Andando em círculos, escreve Adriano Pires
 
                        Adriano Pires e Bruno Pascon, para o Poder360
No dia 4 de junho, o Conselho Nacional de Política Energética (CNPE) realizou sua 5ª Reunião Extraordinária, na qual foi aprovada uma resolução para aumentar a transparência e a competição na atividade de abastecimento de combustíveis no Brasil. Apesar da necessidade de promover a transparência e a concorrência no setor, o conteúdo divulgado decepcionou o mercado.
O CNPE deveria atuar por meio de diretrizes para reestruturar os segmentos de distribuição e revenda (downstream), buscando contribuir para a solução dos principais gargalos existentes. Ao invés disso, a resolução atribuiu aos órgãos envolvidos medidas questionáveis e que podem não resultar em melhorias para o setor. E o pior, podem afastar investidores de qualidade. Ao mesmo tempo, não há uma sinalização clara sobre a atuação desses órgãos em relação a questões mais relevantes para o setor, como a sonegação e a política tributária.
A resolução retoma a discussão sobre a venda direta de etanol da usina para os revendedores, amplamente debatida na Tomada Pública de Contribuições nº 2/2018 da Agência Nacional do Petróleo, Gás Natural e Biocombustíveis (ANP). Naquele momento, ficou claro que, da forma que foi apresentada, a medida só trará impactos negativos. A falta de escala e de capilaridade das usinas, por exemplo, elevaria o custo logístico da distribuição e poderia aumentar a informalidade. Para implantar a venda direta, a solução é criar a chamada distribuidora vinculada.
Já no âmbito das Consulta e Audiência Públicas nos 20/2018 e 4/2019, as contribuições mostraram que a questão da transparência de preços pode facilitar a formação de cartel, indo na contramão da competição desejada e violando o direito dos consumidores.
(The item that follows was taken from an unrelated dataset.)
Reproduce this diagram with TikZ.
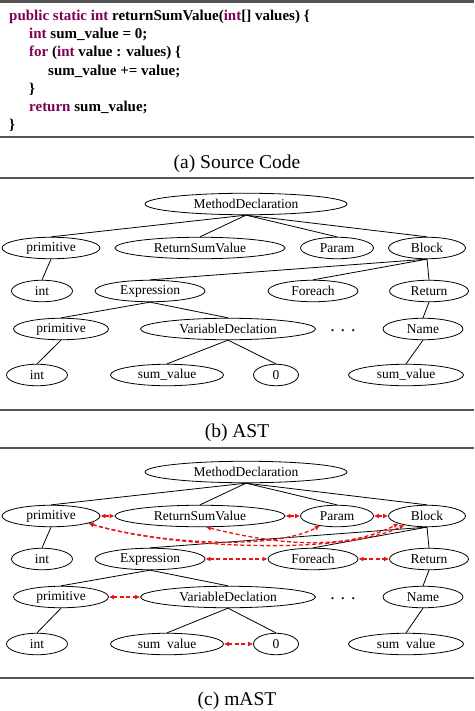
\documentclass[tikz,border=0pt]{standalone}
\usepackage{fontspec}
\setmainfont{Liberation Serif}
\usetikzlibrary{arrows.meta,shapes.geometric}
\definecolor{kwc}{RGB}{127,0,85}
\definecolor{rulec}{RGB}{85,85,85}
\definecolor{relc}{RGB}{235,20,20}
\tikzset{
  nd/.style={draw=black, ellipse, minimum height=21.5pt, inner sep=1pt, line width=0.8pt, font=\fontsize{13.5}{16}\selectfont},
  tree/.style={draw=black, line width=0.8pt},
  rel/.style={draw=relc, line width=1.3pt, dash pattern=on 4pt off 2.5pt, {Latex[length=5pt,width=5pt]}-{Latex[length=5pt,width=5pt]}},
  hrule/.style={draw=rulec, line width=1.2pt},
  captxt/.style={font=\fontsize{19.5}{22}\selectfont, inner sep=0pt},
  codeline/.style={anchor=base west, inner sep=0pt, font=\fontsize{15}{18}\selectfont\bfseries},
  gap/.style={inner sep=0pt, font=\fontsize{18}{20}\selectfont}
}

\begin{document}
\begin{tikzpicture}[x=1pt, y=-1pt]
  \useasboundingbox (0,0) rectangle (474,711);

  % ---- (a) source code ----
  \draw[hrule, line width=2.6pt] (0,1.3) -- (474,1.3);
  \node[codeline] (l1) at (9,20.5) {\textcolor{kwc}{public static int} returnSumValue(\textcolor{kwc}{int}[] values) \{};
  \node[codeline] (l2) at (29,38.75) {\textcolor{kwc}{int} sum\_value = 0;};
  \node[codeline] (l3) at (29,57) {\textcolor{kwc}{for} (\textcolor{kwc}{int} value : values) \{};
  \node[codeline] (l4) at (48,75.25) {sum\_value += value;};
  \node[codeline] (l5) at (29,93.5) {\}};
  \node[codeline] (l6) at (29,111.75) {\textcolor{kwc}{return} sum\_value;};
  \node[codeline] (l7) at (9,130) {\}};
  \draw[hrule] (0,137) -- (474,137);
  \node[captxt] (capa) at (237,164) {(a) Source Code};
  \draw[hrule] (0,178) -- (474,178);

  % ---- (b) AST ----
  \node[nd, minimum width=202pt] (b-md) at (246,204) {MethodDeclaration};
  \node[nd, minimum width=98pt] (b-prim) at (51,248) {primitive};
  \node[nd, minimum width=170pt] (b-rsv) at (200,248) {ReturnSumValue};
  \node[nd, minimum width=73pt] (b-param) at (337,248) {Param};
  \node[nd, minimum width=77pt] (b-block) at (427,248) {Block};
  \node[nd, minimum width=61pt] (b-int) at (42,291) {int};
  \node[nd, minimum width=110pt] (b-expr) at (150,291) {Expression};
  \node[nd, minimum width=90pt] (b-fe) at (313,291) {Foreach};
  \node[nd, minimum width=79pt] (b-ret) at (429,291) {Return};
  \node[nd, minimum width=95pt] (b-prim2) at (61,329) {primitive};
  \node[nd, minimum width=175pt] (b-vd) at (228,329) {VariableDeclation};
  \node[gap] (b-dots) at (343,331) {.\,\,.\,\,.};
  \node[nd, minimum width=80pt] (b-name) at (423,329) {Name};
  \node[nd, minimum width=61pt] (b-int2) at (37,375) {int};
  \node[nd, minimum width=113pt] (b-sv) at (167,375) {sum\_value};
  \node[nd, minimum width=45pt] (b-zero) at (276,375) {0};
  \node[nd, minimum width=115pt] (b-sv2) at (406,375) {sum\_value};

  \draw[tree] (b-md.south) -- (b-prim.north);
  \draw[tree] (b-md.south) -- (b-rsv.north);
  \draw[tree] (b-md.south) -- (b-param.north);
  \draw[tree] (b-md.south) -- (b-block.north);
  \draw[tree] (b-prim.south) -- (b-int.north);
  \draw[tree] (b-block.south) -- (b-expr.north);
  \draw[tree] (b-block.south) -- (b-fe.north);
  \draw[tree] (b-block.south) -- (b-ret.north);
  \draw[tree] (b-expr.south) -- (b-prim2.north);
  \draw[tree] (b-expr.south) -- (b-vd.north);
  \draw[tree] (b-ret.south) -- (b-name.north);
  \draw[tree] (b-prim2.south) -- (b-int2.north);
  \draw[tree] (b-vd.south) -- (b-sv.north);
  \draw[tree] (b-vd.south) -- (b-zero.north);
  \draw[tree] (b-name.south) -- (b-sv2.north);

  \draw[hrule] (0,410) -- (474,410);
  \node[captxt] (capb) at (237,433) {(b) AST};
  \draw[hrule] (0,448) -- (474,448);

  % ---- (c) mAST ----
  \node[nd, minimum width=202pt] (c-md) at (246,472) {MethodDeclaration};
  \node[nd, minimum width=98pt] (c-prim) at (51,516) {primitive};
  \node[nd, minimum width=170pt] (c-rsv) at (200,516) {ReturnSumValue};
  \node[nd, minimum width=73pt] (c-param) at (337,516) {Param};
  \node[nd, minimum width=77pt] (c-block) at (427,516) {Block};
  \node[nd, minimum width=61pt] (c-int) at (42,559) {int};
  \node[nd, minimum width=110pt] (c-expr) at (150,559) {Expression};
  \node[nd, minimum width=90pt] (c-fe) at (313,559) {Foreach};
  \node[nd, minimum width=79pt] (c-ret) at (429,559) {Return};
  \node[nd, minimum width=95pt] (c-prim2) at (61,597) {primitive};
  \node[nd, minimum width=175pt] (c-vd) at (228,597) {VariableDeclation};
  \node[gap] (c-dots) at (343,599) {.\,\,.\,\,.};
  \node[nd, minimum width=80pt] (c-name) at (423,597) {Name};
  \node[nd, minimum width=61pt] (c-int2) at (37,644) {int};
  \node[nd, minimum width=113pt] (c-sv) at (167,644) {sum\ \ value};
  \node[nd, minimum width=45pt] (c-zero) at (276,644) {0};
  \node[nd, minimum width=115pt] (c-sv2) at (406,644) {sum\ \ value};

  \draw[tree] (c-md.south) -- (c-prim.north);
  \draw[tree] (c-md.south) -- (c-rsv.north);
  \draw[tree] (c-md.south) -- (c-param.north);
  \draw[tree] (c-md.south) -- (c-block.north);
  \draw[tree] (c-prim.south) -- (c-int.north);
  \draw[tree] (c-block.south) -- (c-expr.north);
  \draw[tree] (c-block.south) -- (c-fe.north);
  \draw[tree] (c-block.south) -- (c-ret.north);
  \draw[tree] (c-expr.south) -- (c-prim2.north);
  \draw[tree] (c-expr.south) -- (c-vd.north);
  \draw[tree] (c-ret.south) -- (c-name.north);
  \draw[tree] (c-prim2.south) -- (c-int2.north);
  \draw[tree] (c-vd.south) -- (c-sv.north);
  \draw[tree] (c-vd.south) -- (c-zero.north);
  \draw[tree] (c-name.south) -- (c-sv2.north);

  % sibling links
  \draw[rel] (c-prim) -- (c-rsv);
  \draw[rel] (c-rsv) -- (c-param);
  \draw[rel] (c-param) -- (c-block);
  \draw[rel] (c-prim.-11) .. controls (150,542) and (270,552) .. (c-param.-150);
  \draw[rel] (c-prim.-11) .. controls (170,548) and (340,556) .. (c-block.-158);
  \draw[rel] (c-rsv.-62) .. controls (290,548) and (350,548) .. (c-block.-165);
  \draw[rel] (c-expr) -- (c-fe);
  \draw[rel] (c-fe) -- (c-ret);
  \draw[rel] (c-prim2) -- (c-vd);
  \draw[rel] (c-sv) -- (c-zero);

  \draw[hrule] (0,678) -- (474,678);
  \node[captxt] (capc) at (237,701) {(c) mAST};
\end{tikzpicture}
\end{document}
Voltar no tema resultaria em desperdício de energia e tempo, que serão necessários para discutir outras questões.
Essas consequências negativas apresentadas também estão relacionadas ao fato de o downstream brasileiro nunca ter funcionado de forma livre. Não sabemos qual seria o comportamento do mercado em um setor com preços livremente pactuados, alinhados com o mercado internacional, sem intervenção do governo e com o fim do monopólio da Petrobras no refino.
É importante lembrar que os segmentos de distribuição e revenda já são concorrenciais, com quase 200 distribuidoras de combustíveis líquidos e mais de 40.000 postos revendedores varejista. Apesar da distribuição ser concentrada em 3 grandes empresas (Raízen, Ipiranga e BR Distribuidora) no âmbito nacional, há uma competição local entre elas e as distribuidoras regionais. O refino é o único elo do downstream em que há um monopólio de fato, já que as refinarias da Petrobras somam 98% da capacidade de refino do país.
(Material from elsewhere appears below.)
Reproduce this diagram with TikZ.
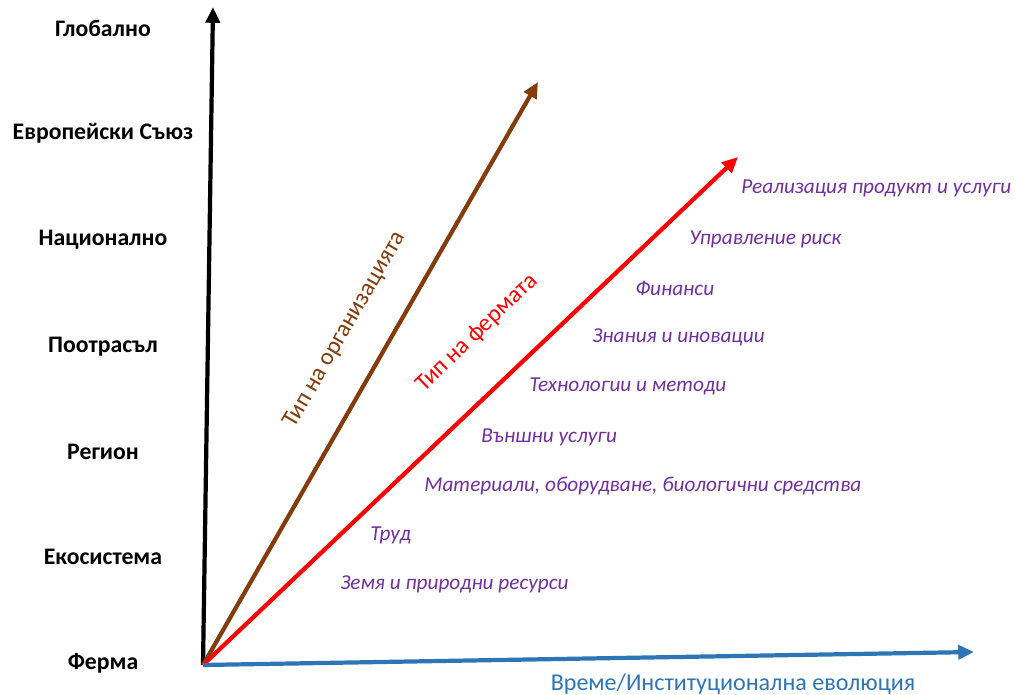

A resolução chega justamente no momento em que a Petrobras anuncia a venda das suas refinarias e assina um TCC com o CADE, o que provocará impactos diretos no downstream. Com a atração de agentes privados para o refino, haverá uma concorrência entre refinadores e importadores, desde que haja paridade internacional dos preços. É precipitado elaborar uma regulação sem antes entender como o setor irá se adaptar às mudanças em curso.
A resolução do CNPE dá diretrizes para uma maior concorrência e transparência no setor, com uma ótica que não nos parece a mais adequada. Em um setor caracterizado ao longo do tempo pela presença do monopólio da Petrobras, as soluções para maior concorrência e transparência são complexas e, por isso, devem de ser dadas pelo mercado.
Quanto maior a complexidade, mais precisamos deixar o mercado funcionar. Nesse caso, o governo deveria se concentrar nas questões tributárias e no combate à sonegação, que criam concorrência desleal, impedem a atração de investimento de qualidade e lesam consumidores e contribuintes, ao invés de gastar tempo e energia com temas secundários, como a venda direta de etanol.
Cada órgão deve se concentrar nas suas responsabilidades, com a ANP fiscalizando e regulando o setor de combustíveis, o CADE verificando e punindo práticas de mercado irregulares e o Ministério da Economia revendo os tributos no setor. Do contrário, vamos continuar andando em círculos, sem soluções definitivas.
Adriano Pires
Adriano Pires é sócio fundador e diretor do Centro Brasileiro de Infraestrutura (CBIE). Doutor em Economia Industrial pela Universidade Paris XIII (1987), Mestre em Planejamento Energético pela COPPE/UFRJ (1983) e Economista formado pela Universidade Federal do Rio de Janeiro (1980). Atua há mais de 30 anos na área de energia.